→ DATASET EXCERPTS:
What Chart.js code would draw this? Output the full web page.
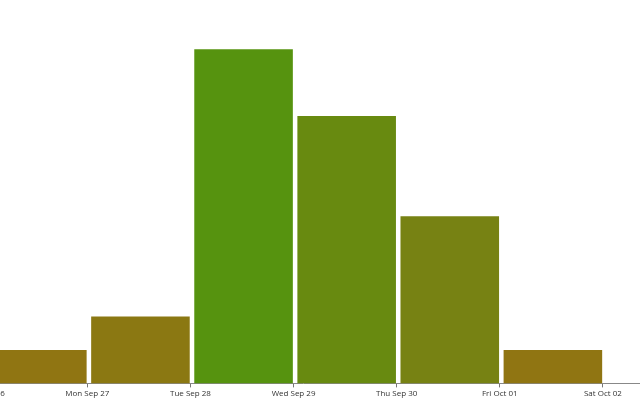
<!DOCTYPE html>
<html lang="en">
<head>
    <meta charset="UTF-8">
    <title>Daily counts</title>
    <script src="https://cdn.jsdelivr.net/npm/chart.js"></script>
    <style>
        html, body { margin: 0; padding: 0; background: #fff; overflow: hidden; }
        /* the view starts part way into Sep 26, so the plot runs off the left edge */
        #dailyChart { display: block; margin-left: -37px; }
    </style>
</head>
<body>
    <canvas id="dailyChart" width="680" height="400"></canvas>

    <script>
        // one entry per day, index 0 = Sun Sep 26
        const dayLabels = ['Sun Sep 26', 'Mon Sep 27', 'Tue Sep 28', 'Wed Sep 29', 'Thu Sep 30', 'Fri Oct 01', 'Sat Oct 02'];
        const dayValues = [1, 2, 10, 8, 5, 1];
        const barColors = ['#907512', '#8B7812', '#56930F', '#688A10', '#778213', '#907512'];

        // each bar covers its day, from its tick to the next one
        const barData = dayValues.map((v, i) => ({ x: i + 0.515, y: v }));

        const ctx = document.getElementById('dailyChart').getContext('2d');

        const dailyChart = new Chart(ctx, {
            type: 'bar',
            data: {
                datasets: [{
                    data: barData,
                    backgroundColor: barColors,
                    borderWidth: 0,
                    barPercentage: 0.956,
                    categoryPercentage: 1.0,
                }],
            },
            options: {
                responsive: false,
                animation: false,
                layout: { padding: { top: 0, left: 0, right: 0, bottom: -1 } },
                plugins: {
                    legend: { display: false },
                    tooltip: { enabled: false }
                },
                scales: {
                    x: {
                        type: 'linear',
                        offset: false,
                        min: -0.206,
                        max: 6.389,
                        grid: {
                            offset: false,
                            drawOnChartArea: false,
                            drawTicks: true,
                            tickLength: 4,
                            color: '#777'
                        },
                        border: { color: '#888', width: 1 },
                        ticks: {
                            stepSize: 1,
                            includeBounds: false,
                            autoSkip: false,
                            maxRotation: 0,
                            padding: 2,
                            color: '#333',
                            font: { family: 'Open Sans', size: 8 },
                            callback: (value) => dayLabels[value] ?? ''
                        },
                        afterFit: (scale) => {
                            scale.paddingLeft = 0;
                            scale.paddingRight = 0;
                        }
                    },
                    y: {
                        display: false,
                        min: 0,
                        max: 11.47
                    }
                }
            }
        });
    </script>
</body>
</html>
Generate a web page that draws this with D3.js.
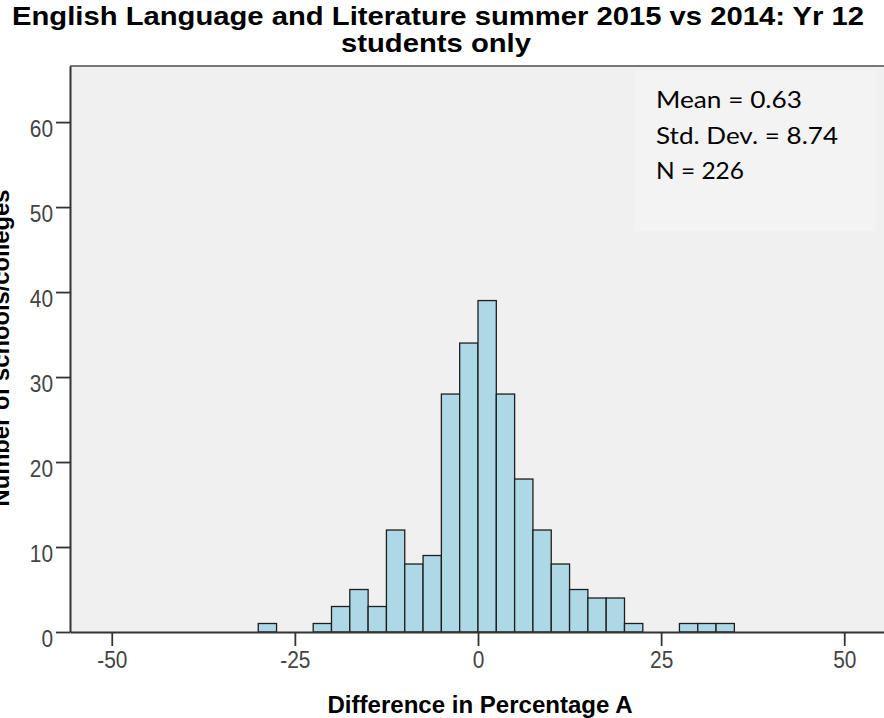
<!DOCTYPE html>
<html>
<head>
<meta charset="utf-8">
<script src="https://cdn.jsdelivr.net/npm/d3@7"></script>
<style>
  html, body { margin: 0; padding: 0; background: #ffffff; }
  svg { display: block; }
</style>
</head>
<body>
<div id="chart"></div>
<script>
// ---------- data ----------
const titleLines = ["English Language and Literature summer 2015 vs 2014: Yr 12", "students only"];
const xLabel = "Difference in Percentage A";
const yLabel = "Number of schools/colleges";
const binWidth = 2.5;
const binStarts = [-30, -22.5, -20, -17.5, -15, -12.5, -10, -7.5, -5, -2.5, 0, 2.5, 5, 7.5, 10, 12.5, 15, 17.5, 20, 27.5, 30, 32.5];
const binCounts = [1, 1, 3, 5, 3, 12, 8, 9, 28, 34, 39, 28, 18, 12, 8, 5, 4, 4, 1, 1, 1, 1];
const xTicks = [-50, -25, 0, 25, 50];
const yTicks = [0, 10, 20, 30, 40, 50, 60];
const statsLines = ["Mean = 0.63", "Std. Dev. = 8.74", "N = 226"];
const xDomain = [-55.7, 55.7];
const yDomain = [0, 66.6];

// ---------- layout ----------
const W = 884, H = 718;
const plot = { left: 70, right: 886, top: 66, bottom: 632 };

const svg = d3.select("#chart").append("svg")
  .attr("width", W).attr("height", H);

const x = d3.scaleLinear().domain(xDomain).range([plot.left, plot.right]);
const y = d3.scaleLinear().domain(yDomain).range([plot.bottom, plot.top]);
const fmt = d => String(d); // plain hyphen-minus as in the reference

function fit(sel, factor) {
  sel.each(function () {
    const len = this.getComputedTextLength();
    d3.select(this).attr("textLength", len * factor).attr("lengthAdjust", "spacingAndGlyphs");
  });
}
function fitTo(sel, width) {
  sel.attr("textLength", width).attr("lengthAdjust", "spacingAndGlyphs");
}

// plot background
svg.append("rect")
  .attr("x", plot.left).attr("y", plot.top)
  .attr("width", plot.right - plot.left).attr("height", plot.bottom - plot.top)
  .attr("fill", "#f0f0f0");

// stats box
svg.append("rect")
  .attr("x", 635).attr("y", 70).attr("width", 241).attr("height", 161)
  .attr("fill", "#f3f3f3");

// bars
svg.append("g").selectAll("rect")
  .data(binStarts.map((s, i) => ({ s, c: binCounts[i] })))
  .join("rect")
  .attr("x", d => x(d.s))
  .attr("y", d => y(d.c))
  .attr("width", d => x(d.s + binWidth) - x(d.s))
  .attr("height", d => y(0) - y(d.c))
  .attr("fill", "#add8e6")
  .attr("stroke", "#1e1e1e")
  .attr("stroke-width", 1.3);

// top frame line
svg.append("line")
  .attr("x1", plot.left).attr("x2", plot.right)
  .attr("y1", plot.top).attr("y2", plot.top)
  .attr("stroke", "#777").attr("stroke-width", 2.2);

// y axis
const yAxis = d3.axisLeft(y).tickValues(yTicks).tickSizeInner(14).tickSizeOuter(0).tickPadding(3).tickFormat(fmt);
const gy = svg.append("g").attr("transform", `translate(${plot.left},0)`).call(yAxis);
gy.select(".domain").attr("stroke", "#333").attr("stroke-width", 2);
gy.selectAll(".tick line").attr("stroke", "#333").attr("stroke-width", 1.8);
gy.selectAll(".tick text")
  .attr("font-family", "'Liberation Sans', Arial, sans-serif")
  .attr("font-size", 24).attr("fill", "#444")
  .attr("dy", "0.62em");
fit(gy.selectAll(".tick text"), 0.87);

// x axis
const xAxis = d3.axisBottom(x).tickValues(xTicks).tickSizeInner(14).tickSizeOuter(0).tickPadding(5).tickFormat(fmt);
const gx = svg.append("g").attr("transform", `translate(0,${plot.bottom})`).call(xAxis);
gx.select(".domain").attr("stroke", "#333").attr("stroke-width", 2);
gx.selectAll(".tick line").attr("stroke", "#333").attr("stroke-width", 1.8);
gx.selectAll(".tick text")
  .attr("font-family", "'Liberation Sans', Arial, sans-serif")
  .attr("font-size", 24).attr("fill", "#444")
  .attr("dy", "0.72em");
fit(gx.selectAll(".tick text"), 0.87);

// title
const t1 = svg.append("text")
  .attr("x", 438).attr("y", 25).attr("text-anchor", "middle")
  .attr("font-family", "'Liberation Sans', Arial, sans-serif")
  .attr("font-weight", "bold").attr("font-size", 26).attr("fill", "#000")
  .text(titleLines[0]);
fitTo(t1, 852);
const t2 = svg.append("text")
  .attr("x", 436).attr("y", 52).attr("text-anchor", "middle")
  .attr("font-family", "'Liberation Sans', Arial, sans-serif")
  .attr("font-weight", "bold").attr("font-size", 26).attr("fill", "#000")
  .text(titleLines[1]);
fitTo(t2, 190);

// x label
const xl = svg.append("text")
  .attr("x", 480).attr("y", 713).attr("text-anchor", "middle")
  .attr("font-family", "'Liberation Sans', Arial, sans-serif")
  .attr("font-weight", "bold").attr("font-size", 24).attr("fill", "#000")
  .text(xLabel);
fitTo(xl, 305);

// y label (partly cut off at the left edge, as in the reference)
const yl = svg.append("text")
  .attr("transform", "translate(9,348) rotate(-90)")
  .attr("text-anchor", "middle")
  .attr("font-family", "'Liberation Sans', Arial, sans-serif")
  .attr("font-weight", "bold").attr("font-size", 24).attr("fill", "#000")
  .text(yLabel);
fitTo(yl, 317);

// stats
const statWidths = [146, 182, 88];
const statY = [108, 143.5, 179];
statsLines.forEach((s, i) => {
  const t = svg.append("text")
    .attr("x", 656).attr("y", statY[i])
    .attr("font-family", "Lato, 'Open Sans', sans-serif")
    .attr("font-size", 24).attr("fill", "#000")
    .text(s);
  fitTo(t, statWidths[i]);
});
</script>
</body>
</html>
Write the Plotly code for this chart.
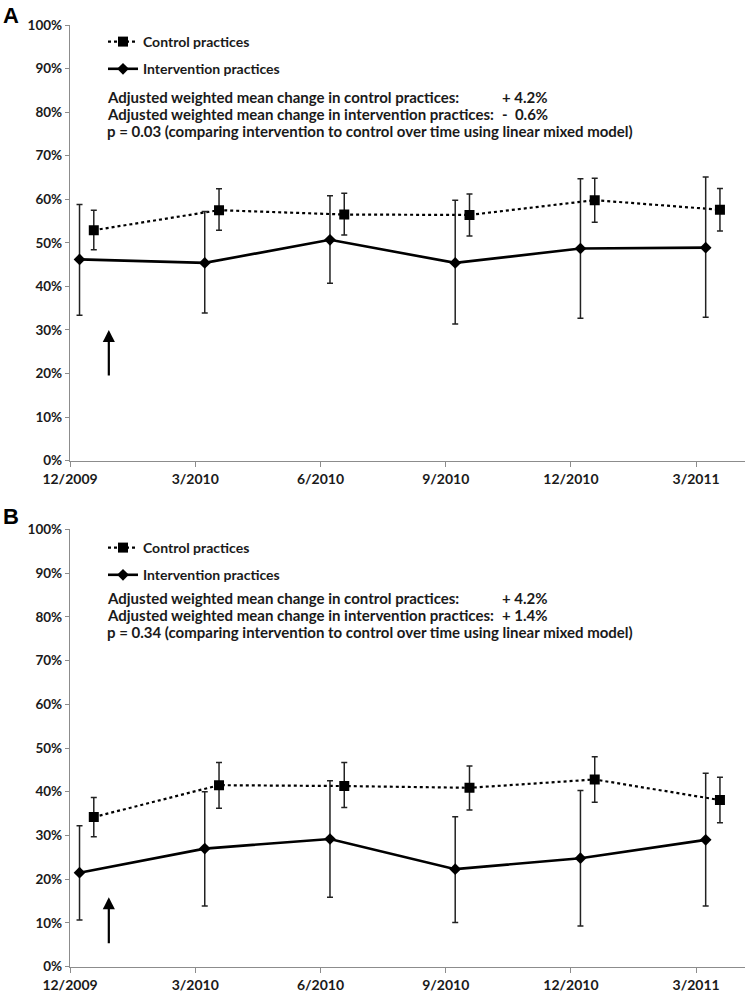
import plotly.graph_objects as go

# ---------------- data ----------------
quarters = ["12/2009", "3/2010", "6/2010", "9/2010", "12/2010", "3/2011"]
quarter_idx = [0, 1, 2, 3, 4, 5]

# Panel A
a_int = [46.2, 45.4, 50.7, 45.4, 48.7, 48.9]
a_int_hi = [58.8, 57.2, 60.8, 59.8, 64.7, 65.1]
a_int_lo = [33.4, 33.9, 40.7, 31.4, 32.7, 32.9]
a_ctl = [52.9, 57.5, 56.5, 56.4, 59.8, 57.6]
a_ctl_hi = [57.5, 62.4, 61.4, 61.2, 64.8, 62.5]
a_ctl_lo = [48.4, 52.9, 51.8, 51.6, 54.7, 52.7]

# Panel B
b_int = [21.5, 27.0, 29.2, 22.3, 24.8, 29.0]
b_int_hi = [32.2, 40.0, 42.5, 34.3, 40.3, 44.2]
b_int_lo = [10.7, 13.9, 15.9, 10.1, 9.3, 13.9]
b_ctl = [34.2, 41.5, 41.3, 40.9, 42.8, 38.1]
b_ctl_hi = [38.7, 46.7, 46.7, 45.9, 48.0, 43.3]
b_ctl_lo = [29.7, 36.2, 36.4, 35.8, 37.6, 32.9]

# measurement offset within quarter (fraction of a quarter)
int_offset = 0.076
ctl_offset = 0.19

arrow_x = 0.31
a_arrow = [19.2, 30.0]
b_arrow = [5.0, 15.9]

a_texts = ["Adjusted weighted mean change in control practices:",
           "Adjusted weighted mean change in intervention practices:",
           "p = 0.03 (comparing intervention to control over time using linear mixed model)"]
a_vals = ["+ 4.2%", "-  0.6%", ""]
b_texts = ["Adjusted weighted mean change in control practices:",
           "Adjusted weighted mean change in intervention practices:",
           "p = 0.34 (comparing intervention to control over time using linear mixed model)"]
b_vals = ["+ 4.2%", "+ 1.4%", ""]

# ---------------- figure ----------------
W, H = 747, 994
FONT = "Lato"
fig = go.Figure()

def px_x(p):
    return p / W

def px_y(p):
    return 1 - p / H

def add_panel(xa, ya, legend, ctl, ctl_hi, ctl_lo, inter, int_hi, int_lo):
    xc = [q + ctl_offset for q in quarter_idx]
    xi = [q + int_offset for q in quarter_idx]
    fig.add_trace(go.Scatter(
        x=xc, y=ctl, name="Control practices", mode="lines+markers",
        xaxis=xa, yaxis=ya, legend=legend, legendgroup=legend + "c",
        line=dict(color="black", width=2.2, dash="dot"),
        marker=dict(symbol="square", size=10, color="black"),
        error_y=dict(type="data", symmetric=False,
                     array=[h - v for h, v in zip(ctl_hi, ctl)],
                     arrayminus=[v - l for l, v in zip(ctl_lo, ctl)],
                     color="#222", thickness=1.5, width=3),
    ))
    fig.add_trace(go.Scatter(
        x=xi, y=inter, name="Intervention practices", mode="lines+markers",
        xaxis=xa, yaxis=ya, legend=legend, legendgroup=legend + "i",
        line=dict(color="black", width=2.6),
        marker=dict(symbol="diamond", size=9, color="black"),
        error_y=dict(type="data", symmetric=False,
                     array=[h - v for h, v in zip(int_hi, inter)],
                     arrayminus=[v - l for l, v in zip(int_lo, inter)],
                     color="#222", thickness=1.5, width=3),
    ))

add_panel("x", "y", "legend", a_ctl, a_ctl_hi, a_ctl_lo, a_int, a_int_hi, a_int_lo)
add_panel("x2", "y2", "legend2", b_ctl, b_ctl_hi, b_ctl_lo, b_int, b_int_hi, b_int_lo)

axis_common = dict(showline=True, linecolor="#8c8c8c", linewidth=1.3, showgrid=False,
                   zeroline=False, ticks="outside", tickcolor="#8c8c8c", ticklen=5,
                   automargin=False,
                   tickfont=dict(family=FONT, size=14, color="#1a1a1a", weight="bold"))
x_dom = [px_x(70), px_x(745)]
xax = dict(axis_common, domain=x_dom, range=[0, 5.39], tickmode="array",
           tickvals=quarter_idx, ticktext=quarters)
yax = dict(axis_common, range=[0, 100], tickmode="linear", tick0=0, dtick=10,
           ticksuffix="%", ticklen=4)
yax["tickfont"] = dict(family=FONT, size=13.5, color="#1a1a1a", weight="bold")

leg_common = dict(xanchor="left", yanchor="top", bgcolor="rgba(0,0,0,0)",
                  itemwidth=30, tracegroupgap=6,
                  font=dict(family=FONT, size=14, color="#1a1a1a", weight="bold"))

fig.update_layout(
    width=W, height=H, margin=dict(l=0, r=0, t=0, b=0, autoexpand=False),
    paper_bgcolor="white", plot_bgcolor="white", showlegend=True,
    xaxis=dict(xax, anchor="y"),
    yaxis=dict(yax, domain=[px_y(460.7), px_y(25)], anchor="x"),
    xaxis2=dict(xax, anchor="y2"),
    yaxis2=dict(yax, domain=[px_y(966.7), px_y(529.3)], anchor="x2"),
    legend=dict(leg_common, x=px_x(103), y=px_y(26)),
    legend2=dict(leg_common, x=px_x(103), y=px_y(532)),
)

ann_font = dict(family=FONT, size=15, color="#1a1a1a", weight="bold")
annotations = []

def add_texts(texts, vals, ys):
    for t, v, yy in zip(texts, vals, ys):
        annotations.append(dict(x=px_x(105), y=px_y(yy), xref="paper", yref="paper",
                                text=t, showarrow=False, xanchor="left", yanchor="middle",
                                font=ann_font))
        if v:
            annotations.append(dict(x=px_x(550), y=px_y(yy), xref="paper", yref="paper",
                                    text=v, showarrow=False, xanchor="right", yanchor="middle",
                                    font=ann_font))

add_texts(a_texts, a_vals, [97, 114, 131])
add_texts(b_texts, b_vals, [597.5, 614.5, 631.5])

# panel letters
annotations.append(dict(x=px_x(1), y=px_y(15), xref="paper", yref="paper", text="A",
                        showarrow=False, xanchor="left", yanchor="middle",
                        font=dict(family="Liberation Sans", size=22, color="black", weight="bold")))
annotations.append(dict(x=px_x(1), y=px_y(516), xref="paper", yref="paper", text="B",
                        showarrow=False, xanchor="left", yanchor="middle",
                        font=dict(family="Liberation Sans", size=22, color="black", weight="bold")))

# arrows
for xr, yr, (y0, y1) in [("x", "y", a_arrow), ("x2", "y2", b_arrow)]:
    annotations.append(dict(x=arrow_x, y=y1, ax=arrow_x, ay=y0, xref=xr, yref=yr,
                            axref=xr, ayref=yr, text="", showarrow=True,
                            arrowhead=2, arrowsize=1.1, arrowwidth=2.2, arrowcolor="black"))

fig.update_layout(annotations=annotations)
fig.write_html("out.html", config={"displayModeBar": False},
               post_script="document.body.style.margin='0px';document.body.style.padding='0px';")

→ REQUEST: From the listing above, restate verbatim the lines running from the one with "Write the Plotly code for this chart." through the one with "fig = go.Figure()", inclusive, but not the pictures.

→ REPLY:
Write the Plotly code for this chart.
import plotly.graph_objects as go

# ---------------- data ----------------
quarters = ["12/2009", "3/2010", "6/2010", "9/2010", "12/2010", "3/2011"]
quarter_idx = [0, 1, 2, 3, 4, 5]

# Panel A
a_int = [46.2, 45.4, 50.7, 45.4, 48.7, 48.9]
a_int_hi = [58.8, 57.2, 60.8, 59.8, 64.7, 65.1]
a_int_lo = [33.4, 33.9, 40.7, 31.4, 32.7, 32.9]
a_ctl = [52.9, 57.5, 56.5, 56.4, 59.8, 57.6]
a_ctl_hi = [57.5, 62.4, 61.4, 61.2, 64.8, 62.5]
a_ctl_lo = [48.4, 52.9, 51.8, 51.6, 54.7, 52.7]

# Panel B
b_int = [21.5, 27.0, 29.2, 22.3, 24.8, 29.0]
b_int_hi = [32.2, 40.0, 42.5, 34.3, 40.3, 44.2]
b_int_lo = [10.7, 13.9, 15.9, 10.1, 9.3, 13.9]
b_ctl = [34.2, 41.5, 41.3, 40.9, 42.8, 38.1]
b_ctl_hi = [38.7, 46.7, 46.7, 45.9, 48.0, 43.3]
b_ctl_lo = [29.7, 36.2, 36.4, 35.8, 37.6, 32.9]

# measurement offset within quarter (fraction of a quarter)
int_offset = 0.076
ctl_offset = 0.19

arrow_x = 0.31
a_arrow = [19.2, 30.0]
b_arrow = [5.0, 15.9]

a_texts = ["Adjusted weighted mean change in control practices:",
           "Adjusted weighted mean change in intervention practices:",
           "p = 0.03 (comparing intervention to control over time using linear mixed model)"]
a_vals = ["+ 4.2%", "-  0.6%", ""]
b_texts = ["Adjusted weighted mean change in control practices:",
           "Adjusted weighted mean change in intervention practices:",
           "p = 0.34 (comparing intervention to control over time using linear mixed model)"]
b_vals = ["+ 4.2%", "+ 1.4%", ""]

# ---------------- figure ----------------
W, H = 747, 994
FONT = "Lato"
fig = go.Figure()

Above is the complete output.